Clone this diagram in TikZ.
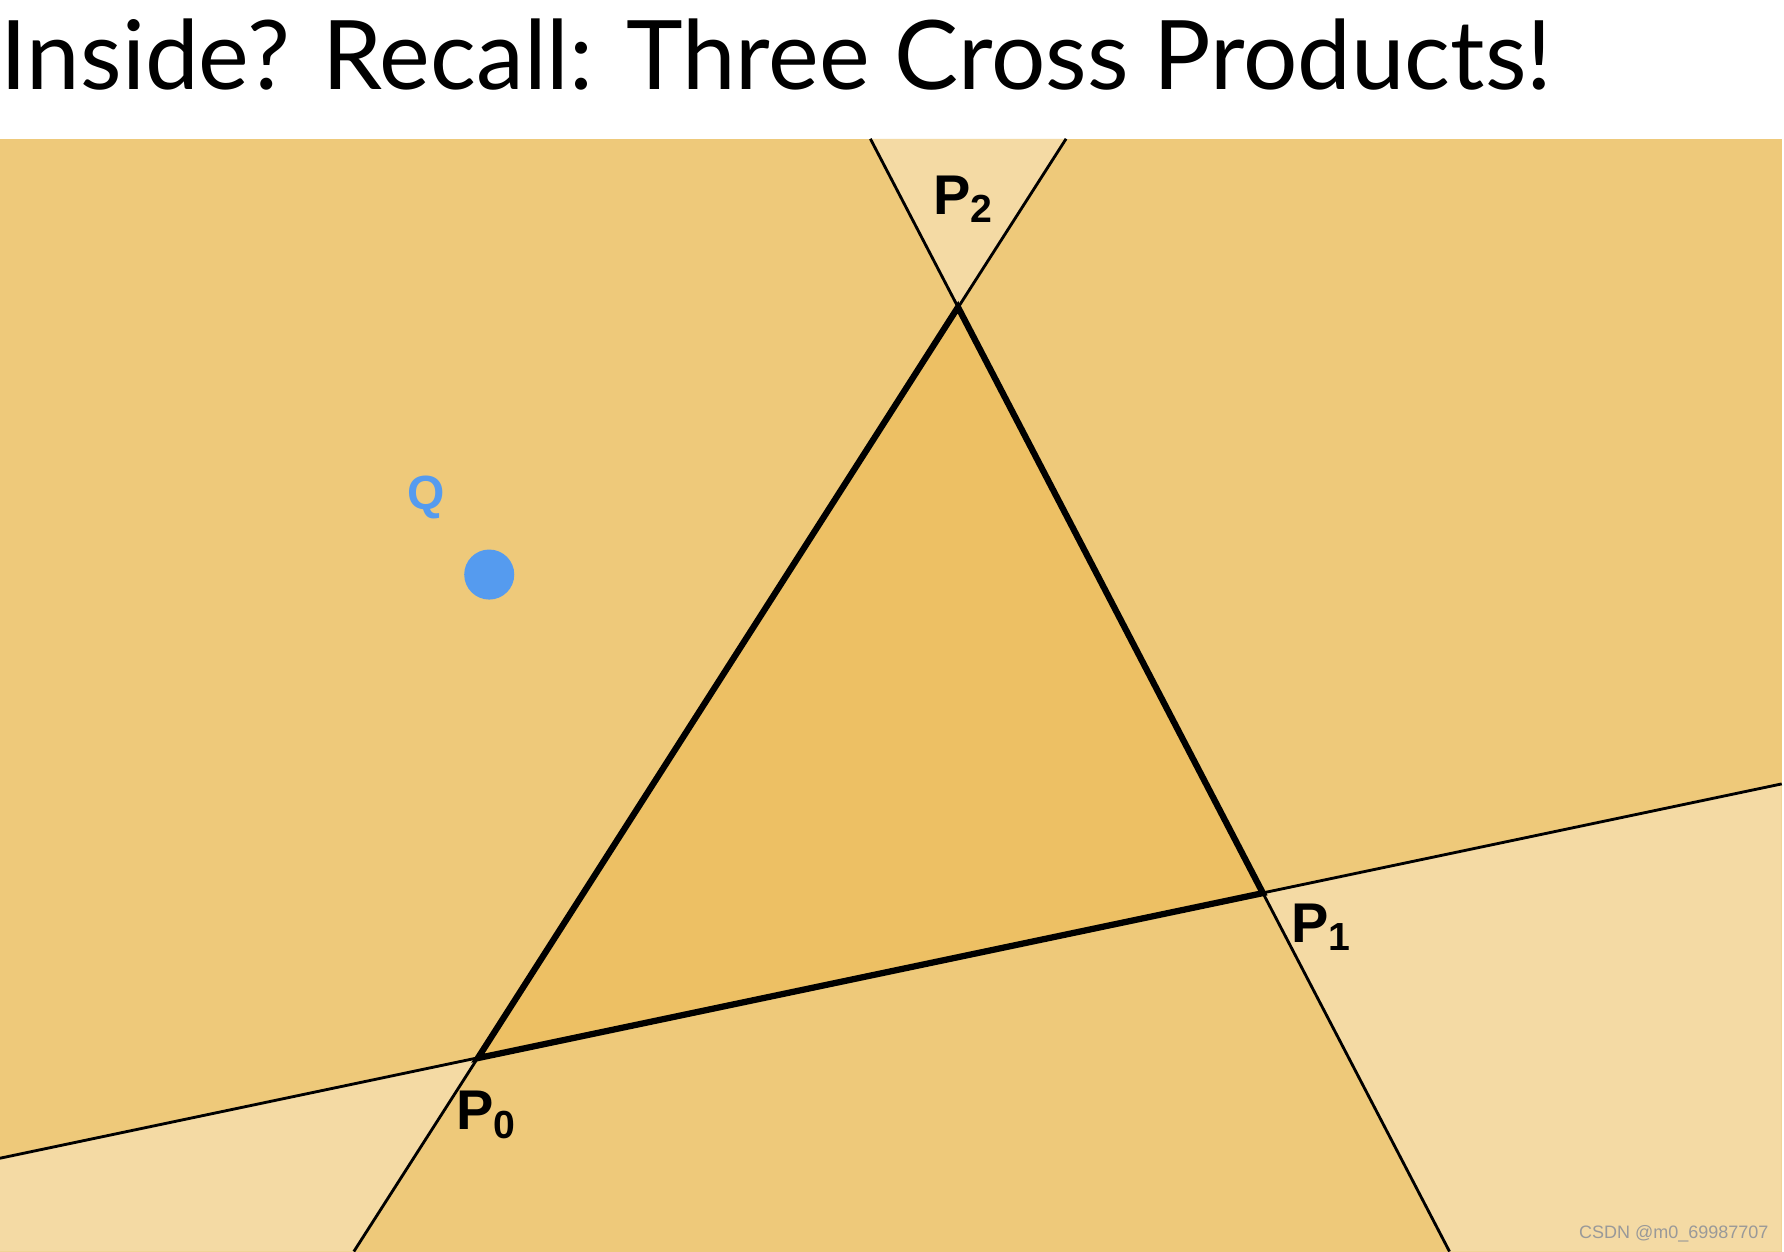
\documentclass[tikz,border=0pt]{standalone}
\usepackage{fontspec}
\setmainfont{Liberation Sans}
\newfontfamily\titlefont{Lato}
\definecolor{midor}{HTML}{EEC97A}
\definecolor{lightor}{HTML}{F4DAA4}
\definecolor{darkor}{HTML}{EDC064}
\definecolor{qblue}{HTML}{559BEF}
\tikzset{thinline/.style={black,line width=0.25mm},thickline/.style={black,line width=0.55mm,line join=miter},
lab/.style={font=\fontsize{14}{14}\selectfont\bfseries,inner sep=0}}
\begin{document}
\begin{tikzpicture}[x=0.1mm,y=-0.1mm]
\useasboundingbox (0,0) rectangle (1568,1100);
\fill[white] (0,0) rectangle (1568,1100);
\coordinate (P0) at (420,930);
\coordinate (P1) at (1110,785);
\coordinate (P2) at (842,270);
\fill[midor] (0,122) rectangle (1566,1100);
\fill[lightor] (P2) -- (765,122) -- (937,122) -- cycle;
\fill[lightor] (P1) -- (1566,689) -- (1566,1100) -- (1274,1100) -- cycle;
\fill[lightor] (P0) -- (0,1018) -- (0,1100) -- (311,1100) -- cycle;
\fill[darkor] (P0) -- (P1) -- (P2) -- cycle;
\draw[thinline] (311,1100) -- (937,122);
\draw[thinline] (765,122) -- (1274,1100);
\draw[thinline] (0,1018) -- (1566,689);
\draw[thickline] (P0) -- (P1) -- (P2) -- cycle;
\node[lab,anchor=center] (l2) at (847,175) {P\textsubscript{2}};
\node[lab,anchor=center] (l1) at (1162,815) {P\textsubscript{1}};
\node[lab,anchor=center] (l0) at (428,980) {P\textsubscript{0}};
\node[lab,text=qblue,font=\fontsize{12}{12}\selectfont\bfseries] (q) at (375,437) {Q};
\fill[qblue] (430,505) circle (22);
\node[anchor=west,inner sep=0,font=\titlefont\fontsize{24}{24}\selectfont] (title) at (0,48) {Inside? Recall: Three Cross Products!};
\node[anchor=east,inner sep=0,text=gray!80,font=\fontsize{4.5}{5}\selectfont] (wm) at (1555,1084) {CSDN @m0\_69987707};
\end{tikzpicture}
\end{document}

────────

* [Objective]
Transcribe the full listing above exactly, with the images removed.

* [Answer to the task]
Clone this diagram in TikZ.
\documentclass[tikz,border=0pt]{standalone}
\usepackage{fontspec}
\setmainfont{Liberation Sans}
\newfontfamily\titlefont{Lato}
\definecolor{midor}{HTML}{EEC97A}
\definecolor{lightor}{HTML}{F4DAA4}
\definecolor{darkor}{HTML}{EDC064}
\definecolor{qblue}{HTML}{559BEF}
\tikzset{thinline/.style={black,line width=0.25mm},thickline/.style={black,line width=0.55mm,line join=miter},
lab/.style={font=\fontsize{14}{14}\selectfont\bfseries,inner sep=0}}
\begin{document}
\begin{tikzpicture}[x=0.1mm,y=-0.1mm]
\useasboundingbox (0,0) rectangle (1568,1100);
\fill[white] (0,0) rectangle (1568,1100);
\coordinate (P0) at (420,930);
\coordinate (P1) at (1110,785);
\coordinate (P2) at (842,270);
\fill[midor] (0,122) rectangle (1566,1100);
\fill[lightor] (P2) -- (765,122) -- (937,122) -- cycle;
\fill[lightor] (P1) -- (1566,689) -- (1566,1100) -- (1274,1100) -- cycle;
\fill[lightor] (P0) -- (0,1018) -- (0,1100) -- (311,1100) -- cycle;
\fill[darkor] (P0) -- (P1) -- (P2) -- cycle;
\draw[thinline] (311,1100) -- (937,122);
\draw[thinline] (765,122) -- (1274,1100);
\draw[thinline] (0,1018) -- (1566,689);
\draw[thickline] (P0) -- (P1) -- (P2) -- cycle;
\node[lab,anchor=center] (l2) at (847,175) {P\textsubscript{2}};
\node[lab,anchor=center] (l1) at (1162,815) {P\textsubscript{1}};
\node[lab,anchor=center] (l0) at (428,980) {P\textsubscript{0}};
\node[lab,text=qblue,font=\fontsize{12}{12}\selectfont\bfseries] (q) at (375,437) {Q};
\fill[qblue] (430,505) circle (22);
\node[anchor=west,inner sep=0,font=\titlefont\fontsize{24}{24}\selectfont] (title) at (0,48) {Inside? Recall: Three Cross Products!};
\node[anchor=east,inner sep=0,text=gray!80,font=\fontsize{4.5}{5}\selectfont] (wm) at (1555,1084) {CSDN @m0\_69987707};
\end{tikzpicture}
\end{document}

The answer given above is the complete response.